As far as assessment goes, are rubrics included sometimes in textbooks being used or does the teacher make-up a rubric for everything?

Tuesday, February 9, 2010

Crafting Writer's Chap 7-9, Appendix F

While doing my field experience on Monday, I was giving a 2nd grade student an assessment. It required me to tell the student to "write down as many words as you know," and I was to stop him after it had been 3 minutes. Although he knew words, it was hard for him to just do it on the spot like that without being given some kind of prompt. I eventually had to be like "do you know how to spell any types of animals, colors, etc..." Chapter 7 mentions this same concept with writing. It can't usually just happen on its own if telling a child to write. The child will have to know something about actually writing. I like that the idea of mini lessons were also introduced...that helped answer some questions I had after reading some previous chapters in this book.

Additionally, I liked reading the story about Jonathon in Chapter 8. I know as a future teacher I will make it a point to point out the strengths in the children's writing. I just feel like if teachers at the primary level are constantly wanting to make corrections to the students writings, that the kids will dislike writing and shy away from it more.

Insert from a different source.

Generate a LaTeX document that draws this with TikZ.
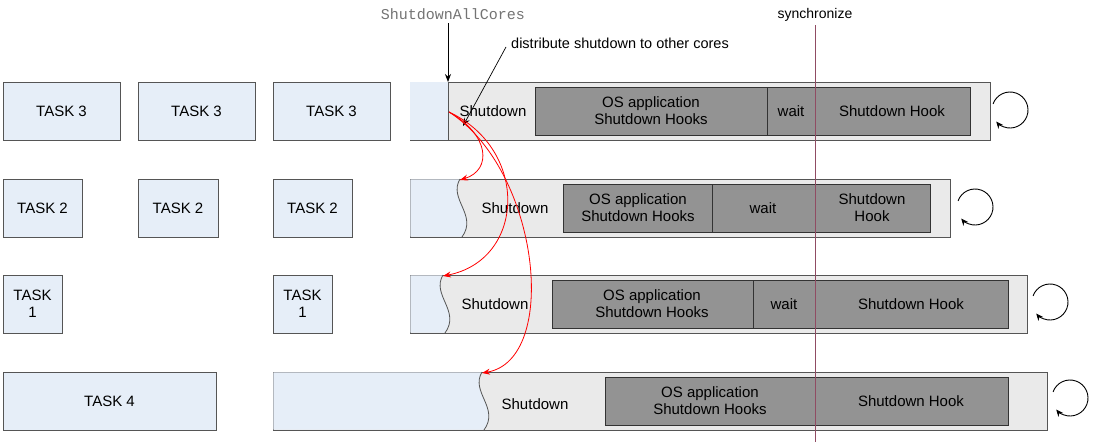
\documentclass[tikz,border=0pt]{standalone}
\usepackage{fontspec}
\setmainfont{Liberation Sans}
\setmonofont{Liberation Mono}
\usetikzlibrary{arrows.meta}
\definecolor{tb}{HTML}{E6EEF8}
\definecolor{bar}{HTML}{EAEAEA}
\definecolor{dk}{HTML}{939393}
\definecolor{bd}{HTML}{555555}
\begin{document}
\begin{tikzpicture}[x=1pt,y=-1pt,
  every node/.style={font=\fontsize{15}{17}\selectfont},
  task/.style={draw=bd,fill=tb,line width=0.8pt},
  barr/.style={draw=bd,fill=bar,line width=0.8pt},
  dark/.style={draw=black!80,fill=dk,line width=0.8pt},
  lbl/.style={align=center,inner sep=0pt},
  wave/.style={draw=bd,line width=0.8pt},
  loop/.style={black,line width=0.9pt,-{Stealth[length=7pt,width=6pt]}},
  redarr/.style={red,line width=0.8pt,-{Stealth[length=8pt,width=6pt]}}]
\useasboundingbox (0,0) rectangle (1101,442);
% row 1
\foreach \a/\b/\n in {3/120/a,138/255/b,273/390/c}{
  \draw[task] (\a,82) rectangle (\b,140);
  \node[lbl] (t1\n) at ({(\a+\b)/2},111) {TASK 3};}
\draw[barr] (410,82) rectangle (990,140);
\fill[tb] (410.4,82.4) rectangle (448,139.6);
\draw[bd,line width=0.8pt] (448,82) -- (448,140);
\node[lbl] (s1) at (493,111) {Shutdown};
\draw[dark] (535,87) rectangle (970,135);
\draw[black!80,line width=0.8pt] (767,87)--(767,135) (815,87)--(815,135);
\node[lbl] at (651,111) {OS application\\Shutdown Hooks};
\node[lbl] at (791,111) {wait};
\node[lbl] at (892,111) {Shutdown Hook};
% row 2
\foreach \a/\b/\n in {3/82/a,138/218/b,273/352/c}{
  \draw[task] (\a,179) rectangle (\b,237);
  \node[lbl] (t2\n) at ({(\a+\b)/2},208) {TASK 2};}
\draw[barr] (410,179) rectangle (950,237);
\fill[tb] (410.4,179.4) -- (460,179.4) .. controls (448,199) and (478,215) .. (462,236.6) -- (410.4,236.6) -- cycle;
\draw[wave] (460,179) .. controls (448,199) and (478,215) .. (462,237);
\coordinate (w2) at (460,180);
\node[lbl] (s2) at (515,208) {Shutdown};
\draw[dark] (563,184) rectangle (930,232);
\draw[black!80,line width=0.8pt] (712,184)--(712,232) (815,184)--(815,232);
\node[lbl] at (638,208) {OS application\\Shutdown Hooks};
\node[lbl] at (763,208) {wait};
\node[lbl] at (872,208) {Shutdown\\Hook};
% row 3
\foreach \a/\b/\n in {3/62/a,273/332/c}{
  \draw[task] (\a,275) rectangle (\b,333);
  \node[lbl] (t3\n) at ({(\a+\b)/2},304) {TASK\\1};}
\draw[barr] (410,275) rectangle (1027,333);
\fill[tb] (410.4,275.4) -- (443,275.4) .. controls (431,295) and (461,311) .. (445,332.6) -- (410.4,332.6) -- cycle;
\draw[wave] (443,275) .. controls (431,295) and (461,311) .. (445,333);
\coordinate (w3) at (443,276);
\node[lbl] (s3) at (495,304) {Shutdown};
\draw[dark] (552,280) rectangle (1008,328);
\draw[black!80,line width=0.8pt] (753,280)--(753,328) (815,280)--(815,328);
\node[lbl] at (652,304) {OS application\\Shutdown Hooks};
\node[lbl] at (784,304) {wait};
\node[lbl] at (911,304) {Shutdown Hook};
% row 4
\draw[task] (3,372) rectangle (216,430);
\node[lbl] (t4) at (109.5,401) {TASK 4};
\draw[barr] (273,372) rectangle (1047,430);
\fill[tb] (273.4,372.4) -- (482,372.4) .. controls (470,392) and (500,408) .. (484,429.6) -- (273.4,429.6) -- cycle;
\draw[wave] (482,372) .. controls (470,392) and (500,408) .. (484,430);
\coordinate (w4) at (482,373);
\node[lbl] (s4) at (535,404) {Shutdown};
\draw[dark] (605,377) rectangle (1008,425);
\draw[black!80,line width=0.8pt] (815,377)--(815,425);
\node[lbl] at (710,401) {OS application\\Shutdown Hooks};
\node[lbl] at (911,401) {Shutdown Hook};
% sync line
\draw[black!50!purple!70!white,line width=0.7pt] (815,25) -- (815,442);
\node[lbl,font=\fontsize{14}{16}\selectfont] (sync) at (815,15) {synchronize};
% loops
\foreach \cx/\cy in {1010/110,975/207,1050/302,1070/398}{
  \draw[loop] ({\cx+18*cos(200)},{\cy+18*sin(200)}) arc[start angle=200,end angle=500,radius=18];}
% top annotations
\node[lbl,font=\ttfamily\fontsize{15}{17}\selectfont,text=black!55] (sac) at (453,14) {ShutdownAllCores};
\coordinate (sacE) at (448,82);
\draw[-{Stealth[length=8pt,width=6pt]},line width=0.7pt] (448,23) -- (sacE);
\node[lbl,anchor=west,font=\fontsize{14.5}{16}\selectfont] (dist) at (511,43) {distribute shutdown to other cores};
\coordinate (dE) at (463,126);
\draw[-{Stealth[length=8pt,width=6pt]},line width=0.7pt] (506,47) -- (dE);
% red
\coordinate (r0) at (449,112);
\draw[redarr] (r0) .. controls (490,135) and (492,170) .. (w2);
\draw[redarr] (r0) .. controls (530,150) and (525,260) .. (w3);
\draw[redarr] (r0) .. controls (540,170) and (560,360) .. (w4);
\end{tikzpicture}
\end{document}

I think this book is a great resource to hold on to when I have my own classroom.

Tuesday, February 2, 2010

Crafting Writers Chap. 4 & 5

Personal experience has shown me that having a love for reading, or reading for enjoyment not just for school, improves writing. My sister is 8 years older than me and has loved reading since she began school. She began to love writing just as much and always said "it came easy to her." She actually went on to become a journalism major in college and writes for a living now, as well as having an entire library room in her house.

Then there is me.

I never read outside of school and still do not now. Writing is still something I 100% dread doing as well.

I do not feel like it necessarily affects how well one does in assessments and grades in school though.

All the specific crafts listed in the reading are great dealing with adding detail and punctuation. My only concern I had when reading it is when and how do you introduce these crafts in class? Is it best to only work with one or two crafts at a time or to let the students see many of them at once?